The heart, after all, is the "noble faculty of the soul," as John Flavel explains in his 1668 publication now titled, Keeping the Heart. Most generally, the heart refers to the inner man, and most importantly, a person's everlasting state depends upon its condition.
Writing in a style more practical than sliced bread, Flavel exhorts Christians to give their hearts upmost attention. Be diligent in heart-work, he says, which eventually translates into two things: 1) preserve the soul from sin; and 2) maintain sweet communion with God (18). Said another way, repent and believe; or mortify and vivify; or put off and put on. This work is "one great business of a Christian's life."
The Hour of Temptation
After stating his case and laying a strong foundation, Flavel rolls up his sleeves to describe specific seasons in life that require our upmost care in this keeping labor. The ninth "season" is the hour of temptation, and this is where it gets wild.
How does Flavel urge Christians to stay Christian in the midst of temptation?
His advice begins with our understanding the nature of sin. He writes, "Satan suggests that there is pleasure to be enjoyed; the temptation is presented with a smiling aspect and an enticing voice" (89). Flavel goes on to mimic this enticing voice that rebukes the Christian for being so dull. Temptation is full of name-calling, you know. Oh come on! You're not like that, are you? Are you so boring that you can't have a little fun? And a thousand other lies.
Reader, Be Rescued
As if placing his hands on our shoulders, Flavel writes: "Reader, you may be rescued from the danger of such temptations by repelling the proposal of pleasure." See what Flavel did here: we avoid the danger of temptation by repelling its proposal of pleasure. And how we repel temptation's proposal of pleasure is by clinging to the hope of a greater pleasure.

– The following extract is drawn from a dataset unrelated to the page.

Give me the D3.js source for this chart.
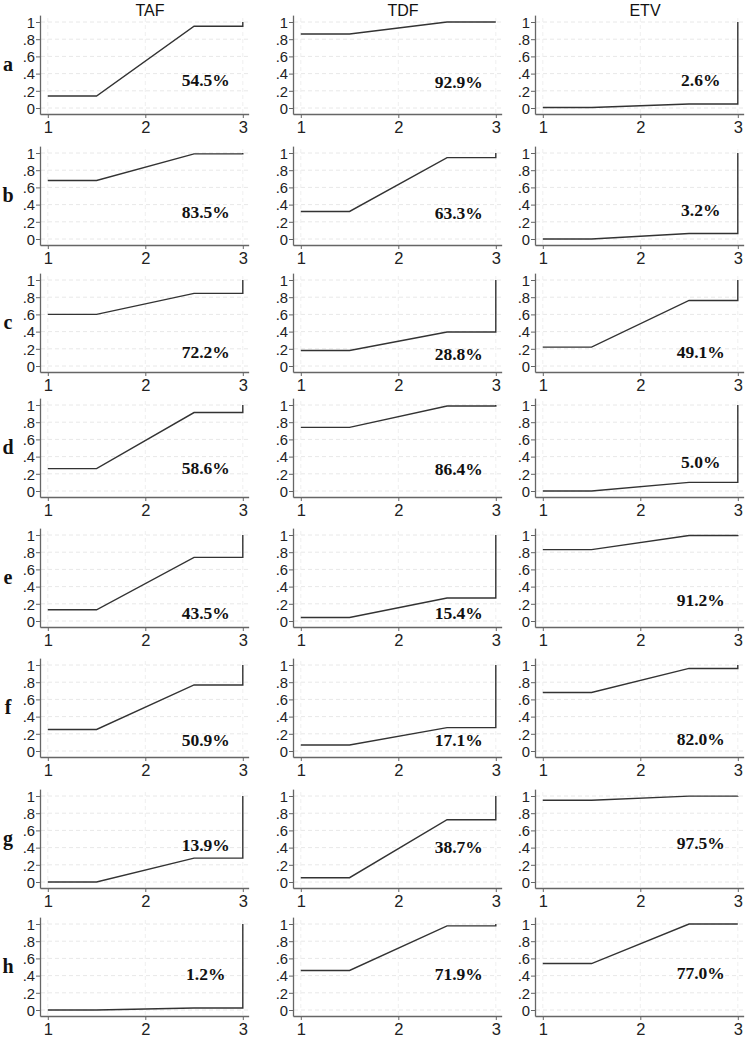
<!DOCTYPE html>
<html>
<head>
<meta charset="utf-8">
<script src="https://cdn.jsdelivr.net/npm/d3@7"></script>
<style>
  html, body { margin: 0; padding: 0; background: #fff; }
  svg { display: block; }
</style>
</head>
<body>
<div id="chart"></div>
<script>
// 数据：每个方案在 rank 1 与 rank 1+2 的累积概率
var rowLabels = ["a", "b", "c", "d", "e", "f", "g", "h"];
var treatments = ["TAF", "TDF", "ETV"];

var rank1TAF  = [0.14, 0.68, 0.60, 0.26, 0.13, 0.25, 0.00, 0.00];
var rank12TAF = [0.95, 0.99, 0.844, 0.912, 0.74, 0.768, 0.278, 0.024];
var rank1TDF  = [0.86, 0.32, 0.18, 0.74, 0.04, 0.07, 0.05, 0.46];
var rank12TDF = [1.00, 0.946, 0.396, 0.988, 0.268, 0.272, 0.724, 0.978];
var rank1ETV  = [0.005, 0.00, 0.22, 0.00, 0.83, 0.68, 0.95, 0.54];
var rank12ETV = [0.047, 0.064, 0.762, 0.10, 0.994, 0.96, 0.998, 1.00];

var sucraTAF = ["54.5%", "83.5%", "72.2%", "58.6%", "43.5%", "50.9%", "13.9%", "1.2%"];
var sucraTDF = ["92.9%", "63.3%", "28.8%", "86.4%", "15.4%", "17.1%", "38.7%", "71.9%"];
var sucraETV = ["2.6%", "3.2%", "49.1%", "5.0%", "91.2%", "82.0%", "97.5%", "77.0%"];

var xTicks = [1, 2, 3];
var yTicks = [0, 0.2, 0.4, 0.6, 0.8, 1];
var yTickLabels = ["0", ".2", ".4", ".6", ".8", "1"];

// 布局（像素 / 坐标位置，不属于数据）
var WIDTH = 750, HEIGHT = 1039;
var COL_X = [40, 293, 535];                                 // 每列 y 轴的位置
var ROW_ZERO = [108, 239, 366, 491, 621, 751, 882, 1010];   // 每行 y=0 的位置
var PX_X = 97.5, PX_Y = 86;
var X_DOMAIN = [0.92, 3.06], Y_DOMAIN = [-0.07, 1.08];
var LABEL_X = 2.62;
var labelYTAF = [0.33, 0.31, 0.16, 0.27, 0.10, 0.13, 0.43, 0.42];
var labelYTDF = [0.30, 0.30, 0.14, 0.26, 0.09, 0.13, 0.41, 0.42];
var labelYETV = [0.33, 0.34, 0.17, 0.34, 0.24, 0.14, 0.45, 0.43];

var rank1 = [rank1TAF, rank1TDF, rank1ETV];
var rank12 = [rank12TAF, rank12TDF, rank12ETV];
var sucra = [sucraTAF, sucraTDF, sucraETV];
var labelY = [labelYTAF, labelYTDF, labelYETV];

var svg = d3.select("#chart")
  .append("svg")
  .attr("width", WIDTH)
  .attr("height", HEIGHT);

// 列标题
treatments.forEach(function (t, c) {
  svg.append("text")
    .attr("x", COL_X[c] + 110)
    .attr("y", 16)
    .attr("text-anchor", "middle")
    .style("font-family", "'Liberation Sans', Arial, sans-serif")
    .style("font-size", "16px")
    .style("fill", "#111")
    .text(t);
});

// 行标签
rowLabels.forEach(function (r, i) {
  svg.append("text")
    .attr("x", 8)
    .attr("y", ROW_ZERO[i] - 37)
    .attr("text-anchor", "middle")
    .style("font-family", "'Liberation Serif', 'Times New Roman', serif")
    .style("font-weight", "bold")
    .style("font-size", "20px")
    .style("fill", "#111")
    .text(r);
});

var line = d3.line()
  .x(function (d) { return d[0]; })
  .y(function (d) { return d[1]; });

rowLabels.forEach(function (r, i) {
  treatments.forEach(function (t, c) {
    var x0 = COL_X[c];
    var yZero = ROW_ZERO[i];

    var xScale = d3.scaleLinear()
      .domain(X_DOMAIN)
      .range([x0, x0 + (X_DOMAIN[1] - X_DOMAIN[0]) * PX_X]);
    var yScale = d3.scaleLinear()
      .domain(Y_DOMAIN)
      .range([yZero - Y_DOMAIN[0] * PX_Y, yZero - Y_DOMAIN[1] * PX_Y]);

    var g = svg.append("g");

    // 网格线
    g.selectAll(".hgrid")
      .data(yTicks)
      .enter()
      .append("line")
      .attr("x1", xScale(X_DOMAIN[0]) + 1)
      .attr("x2", xScale(X_DOMAIN[1]))
      .attr("y1", function (d) { return yScale(d); })
      .attr("y2", function (d) { return yScale(d); })
      .style("stroke", "#e8e8e8")
      .style("stroke-width", 1)
      .style("stroke-dasharray", "4,3");

    g.selectAll(".vgrid")
      .data(xTicks)
      .enter()
      .append("line")
      .attr("x1", function (d) { return xScale(d); })
      .attr("x2", function (d) { return xScale(d); })
      .attr("y1", yScale(Y_DOMAIN[0]) - 1)
      .attr("y2", yScale(Y_DOMAIN[1]))
      .style("stroke", "#efefef")
      .style("stroke-width", 1)
      .style("stroke-dasharray", "4,3");

    // x 轴
    var xAxis = d3.axisBottom(xScale)
      .tickValues(xTicks)
      .tickFormat(d3.format("d"))
      .tickSizeInner(4)
      .tickSizeOuter(0)
      .tickPadding(3);
    var gx = g.append("g")
      .attr("transform", "translate(0," + yScale(Y_DOMAIN[0]) + ")")
      .call(xAxis);

    // y 轴
    var yAxis = d3.axisLeft(yScale)
      .tickValues(yTicks)
      .tickFormat(function (d, k) { return yTickLabels[k]; })
      .tickSizeInner(4)
      .tickSizeOuter(0)
      .tickPadding(1);
    var gy = g.append("g")
      .attr("transform", "translate(" + xScale(X_DOMAIN[0]) + ",0)")
      .call(yAxis);

    [gx, gy].forEach(function (ax) {
      ax.select(".domain").style("stroke", "#666").style("stroke-width", 1.3);
      ax.selectAll(".tick line").style("stroke", "#666");
      ax.selectAll(".tick text")
        .attr("font-family", null)
        .attr("font-size", null)
        .style("font-family", "'Liberation Sans', Arial, sans-serif")
        .style("font-size", "14.8px")
        .style("fill", "#222");
    });
    gx.selectAll(".tick text").style("font-size", "16.5px");
    gy.selectAll(".tick text").attr("dy", "0.36em");

    // 累积排序曲线
    var p1 = rank1[c][i], p12 = rank12[c][i];
    var pts = [[1, p1], [1.5, p1], [2.5, p12], [3, p12], [3, 1]];
    g.append("path")
      .datum(pts.map(function (p) { return [xScale(p[0]), yScale(p[1])]; }))
      .attr("d", line)
      .style("fill", "none")
      .style("stroke", "#333")
      .style("stroke-width", 1.4);

    // SUCRA 数值
    g.append("text")
      .attr("x", xScale(LABEL_X))
      .attr("y", yScale(labelY[c][i]))
      .attr("dy", "0.35em")
      .attr("text-anchor", "middle")
      .style("font-family", "'Liberation Serif', 'Times New Roman', serif")
      .style("font-weight", "bold")
      .style("font-size", "17.5px")
      .style("fill", "#111")
      .text(sucra[c][i]);
  });
});
</script>
</body>
</html>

But why should the pretended pleasure of sin allure you, when you know that unspeakably more real pleasure will arise from the mortification than can arise from the commission of sin? Will you prefer the gratification of some unhallowed passion, with the deadly poison which it will leave behind, to that sacred pleasure which arises from fearing and obeying God, complying with the dictates of conscience, and maintaining inward peace? (90)
For Maximum Joy
There is a greater pleasure than the empty-promise of sin. It is "that sacred pleasure," as Flavel calls it. It is the life of fearing and obeying God, of believing the truth that God himself is enough, satisfying our deepest desires. And the only way, John Piper explains, to defeat the power of sin's promise is with the power of this superior promise. The crux of temptation, then, is the object of our faith: Do we trust in the lies of sin? Or in the sufficiency of Jesus? This is the fight of faith, as John Piper writes,
Faith is not content with “fleeting pleasures” [see Hebrews 11:24–26]. It is ravenous for joy. And the Word of God says, “In your presence there is fullness of joy; at your right hand are pleasures forevermore” (Psalm 16:11). So faith will not be sidetracked into sin. It will not give up so easily in its quest for maximum joy. . . .
Our chief enemy is the lie that says sin will make our future happier. Our chief weapon is the truth that says God will make our future happier. And faith is the victory that overcomes the lie, because faith is satisfied with God. (Future Grace, 335, 336)
Keeping our hearts means giving ourselves over and over again to "that sacred pleasure." It's when, in that moment of temptation, real joy comes to the rescue.